»»

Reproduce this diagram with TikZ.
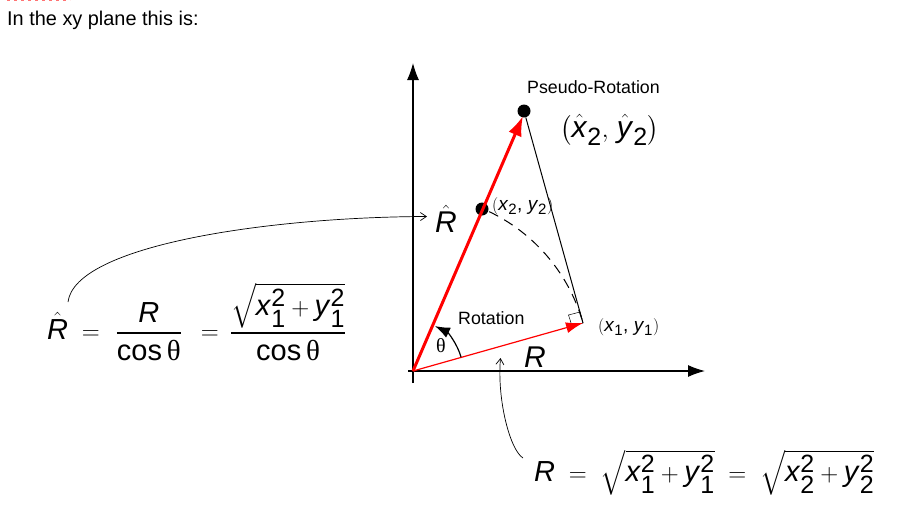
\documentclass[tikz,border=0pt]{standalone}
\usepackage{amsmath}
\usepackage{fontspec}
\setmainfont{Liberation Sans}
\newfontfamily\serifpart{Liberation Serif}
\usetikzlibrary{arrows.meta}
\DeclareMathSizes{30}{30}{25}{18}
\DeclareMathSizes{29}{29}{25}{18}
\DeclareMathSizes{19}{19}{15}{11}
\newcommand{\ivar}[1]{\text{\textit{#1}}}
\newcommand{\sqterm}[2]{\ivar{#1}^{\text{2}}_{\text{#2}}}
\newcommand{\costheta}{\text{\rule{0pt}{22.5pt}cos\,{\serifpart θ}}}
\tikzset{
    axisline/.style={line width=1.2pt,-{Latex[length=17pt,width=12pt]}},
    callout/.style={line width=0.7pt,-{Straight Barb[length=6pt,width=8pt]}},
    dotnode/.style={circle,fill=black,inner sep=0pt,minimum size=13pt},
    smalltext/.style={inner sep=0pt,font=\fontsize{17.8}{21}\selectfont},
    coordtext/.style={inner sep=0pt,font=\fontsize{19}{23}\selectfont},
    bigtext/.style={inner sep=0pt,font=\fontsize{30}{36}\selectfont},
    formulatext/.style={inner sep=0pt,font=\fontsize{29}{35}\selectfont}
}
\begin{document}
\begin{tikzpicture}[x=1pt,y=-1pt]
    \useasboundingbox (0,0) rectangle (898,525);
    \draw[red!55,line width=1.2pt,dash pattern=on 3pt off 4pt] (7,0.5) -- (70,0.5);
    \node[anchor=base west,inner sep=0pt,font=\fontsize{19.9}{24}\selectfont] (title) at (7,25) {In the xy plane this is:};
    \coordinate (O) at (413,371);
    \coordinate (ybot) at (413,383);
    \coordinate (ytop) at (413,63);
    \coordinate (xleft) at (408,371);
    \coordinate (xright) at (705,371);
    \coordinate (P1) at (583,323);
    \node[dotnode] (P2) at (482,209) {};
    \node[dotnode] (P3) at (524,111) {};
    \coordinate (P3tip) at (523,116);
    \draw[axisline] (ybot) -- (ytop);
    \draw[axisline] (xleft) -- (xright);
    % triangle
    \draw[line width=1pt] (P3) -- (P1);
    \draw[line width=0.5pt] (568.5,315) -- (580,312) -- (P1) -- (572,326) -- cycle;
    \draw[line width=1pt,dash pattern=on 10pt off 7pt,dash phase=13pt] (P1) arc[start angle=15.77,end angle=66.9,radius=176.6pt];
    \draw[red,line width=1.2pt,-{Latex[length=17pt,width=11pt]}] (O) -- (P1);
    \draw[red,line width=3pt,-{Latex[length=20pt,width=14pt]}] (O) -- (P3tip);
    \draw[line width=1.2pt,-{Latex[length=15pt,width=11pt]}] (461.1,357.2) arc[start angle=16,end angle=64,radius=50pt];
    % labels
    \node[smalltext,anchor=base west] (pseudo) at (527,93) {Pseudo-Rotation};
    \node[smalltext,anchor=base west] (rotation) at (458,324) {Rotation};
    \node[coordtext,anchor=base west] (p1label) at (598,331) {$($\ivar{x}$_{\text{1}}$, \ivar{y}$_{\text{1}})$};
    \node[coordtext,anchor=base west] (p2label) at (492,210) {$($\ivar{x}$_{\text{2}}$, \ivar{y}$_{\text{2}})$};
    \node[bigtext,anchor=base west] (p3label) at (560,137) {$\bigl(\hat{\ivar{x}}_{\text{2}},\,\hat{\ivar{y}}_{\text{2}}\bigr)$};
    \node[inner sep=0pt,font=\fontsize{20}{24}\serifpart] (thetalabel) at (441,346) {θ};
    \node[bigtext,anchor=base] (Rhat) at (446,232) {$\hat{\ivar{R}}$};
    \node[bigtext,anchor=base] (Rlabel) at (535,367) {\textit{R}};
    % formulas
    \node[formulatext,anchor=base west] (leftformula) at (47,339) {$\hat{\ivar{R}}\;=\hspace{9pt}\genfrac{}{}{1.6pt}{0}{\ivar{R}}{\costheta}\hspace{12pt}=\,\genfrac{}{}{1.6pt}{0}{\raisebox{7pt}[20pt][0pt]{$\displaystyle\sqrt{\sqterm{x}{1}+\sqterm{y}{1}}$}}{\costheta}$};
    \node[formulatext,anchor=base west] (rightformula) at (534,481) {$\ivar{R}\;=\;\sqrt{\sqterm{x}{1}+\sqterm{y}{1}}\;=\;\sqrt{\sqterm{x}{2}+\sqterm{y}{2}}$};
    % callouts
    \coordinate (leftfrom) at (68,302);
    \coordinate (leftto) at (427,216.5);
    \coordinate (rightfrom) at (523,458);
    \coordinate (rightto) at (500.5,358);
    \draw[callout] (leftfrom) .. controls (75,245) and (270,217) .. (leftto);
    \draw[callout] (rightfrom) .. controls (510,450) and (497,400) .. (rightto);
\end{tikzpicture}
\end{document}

««

# What to work on:
Set every line down exactly as written, leaving each picture out.

# Solution for this problem:
Reproduce this diagram with TikZ.
\documentclass[tikz,border=0pt]{standalone}
\usepackage{amsmath}
\usepackage{fontspec}
\setmainfont{Liberation Sans}
\newfontfamily\serifpart{Liberation Serif}
\usetikzlibrary{arrows.meta}
\DeclareMathSizes{30}{30}{25}{18}
\DeclareMathSizes{29}{29}{25}{18}
\DeclareMathSizes{19}{19}{15}{11}
\newcommand{\ivar}[1]{\text{\textit{#1}}}
\newcommand{\sqterm}[2]{\ivar{#1}^{\text{2}}_{\text{#2}}}
\newcommand{\costheta}{\text{\rule{0pt}{22.5pt}cos\,{\serifpart θ}}}
\tikzset{
    axisline/.style={line width=1.2pt,-{Latex[length=17pt,width=12pt]}},
    callout/.style={line width=0.7pt,-{Straight Barb[length=6pt,width=8pt]}},
    dotnode/.style={circle,fill=black,inner sep=0pt,minimum size=13pt},
    smalltext/.style={inner sep=0pt,font=\fontsize{17.8}{21}\selectfont},
    coordtext/.style={inner sep=0pt,font=\fontsize{19}{23}\selectfont},
    bigtext/.style={inner sep=0pt,font=\fontsize{30}{36}\selectfont},
    formulatext/.style={inner sep=0pt,font=\fontsize{29}{35}\selectfont}
}
\begin{document}
\begin{tikzpicture}[x=1pt,y=-1pt]
    \useasboundingbox (0,0) rectangle (898,525);
    \draw[red!55,line width=1.2pt,dash pattern=on 3pt off 4pt] (7,0.5) -- (70,0.5);
    \node[anchor=base west,inner sep=0pt,font=\fontsize{19.9}{24}\selectfont] (title) at (7,25) {In the xy plane this is:};
    \coordinate (O) at (413,371);
    \coordinate (ybot) at (413,383);
    \coordinate (ytop) at (413,63);
    \coordinate (xleft) at (408,371);
    \coordinate (xright) at (705,371);
    \coordinate (P1) at (583,323);
    \node[dotnode] (P2) at (482,209) {};
    \node[dotnode] (P3) at (524,111) {};
    \coordinate (P3tip) at (523,116);
    \draw[axisline] (ybot) -- (ytop);
    \draw[axisline] (xleft) -- (xright);
    % triangle
    \draw[line width=1pt] (P3) -- (P1);
    \draw[line width=0.5pt] (568.5,315) -- (580,312) -- (P1) -- (572,326) -- cycle;
    \draw[line width=1pt,dash pattern=on 10pt off 7pt,dash phase=13pt] (P1) arc[start angle=15.77,end angle=66.9,radius=176.6pt];
    \draw[red,line width=1.2pt,-{Latex[length=17pt,width=11pt]}] (O) -- (P1);
    \draw[red,line width=3pt,-{Latex[length=20pt,width=14pt]}] (O) -- (P3tip);
    \draw[line width=1.2pt,-{Latex[length=15pt,width=11pt]}] (461.1,357.2) arc[start angle=16,end angle=64,radius=50pt];
    % labels
    \node[smalltext,anchor=base west] (pseudo) at (527,93) {Pseudo-Rotation};
    \node[smalltext,anchor=base west] (rotation) at (458,324) {Rotation};
    \node[coordtext,anchor=base west] (p1label) at (598,331) {$($\ivar{x}$_{\text{1}}$, \ivar{y}$_{\text{1}})$};
    \node[coordtext,anchor=base west] (p2label) at (492,210) {$($\ivar{x}$_{\text{2}}$, \ivar{y}$_{\text{2}})$};
    \node[bigtext,anchor=base west] (p3label) at (560,137) {$\bigl(\hat{\ivar{x}}_{\text{2}},\,\hat{\ivar{y}}_{\text{2}}\bigr)$};
    \node[inner sep=0pt,font=\fontsize{20}{24}\serifpart] (thetalabel) at (441,346) {θ};
    \node[bigtext,anchor=base] (Rhat) at (446,232) {$\hat{\ivar{R}}$};
    \node[bigtext,anchor=base] (Rlabel) at (535,367) {\textit{R}};
    % formulas
    \node[formulatext,anchor=base west] (leftformula) at (47,339) {$\hat{\ivar{R}}\;=\hspace{9pt}\genfrac{}{}{1.6pt}{0}{\ivar{R}}{\costheta}\hspace{12pt}=\,\genfrac{}{}{1.6pt}{0}{\raisebox{7pt}[20pt][0pt]{$\displaystyle\sqrt{\sqterm{x}{1}+\sqterm{y}{1}}$}}{\costheta}$};
    \node[formulatext,anchor=base west] (rightformula) at (534,481) {$\ivar{R}\;=\;\sqrt{\sqterm{x}{1}+\sqterm{y}{1}}\;=\;\sqrt{\sqterm{x}{2}+\sqterm{y}{2}}$};
    % callouts
    \coordinate (leftfrom) at (68,302);
    \coordinate (leftto) at (427,216.5);
    \coordinate (rightfrom) at (523,458);
    \coordinate (rightto) at (500.5,358);
    \draw[callout] (leftfrom) .. controls (75,245) and (270,217) .. (leftto);
    \draw[callout] (rightfrom) .. controls (510,450) and (497,400) .. (rightto);
\end{tikzpicture}
\end{document}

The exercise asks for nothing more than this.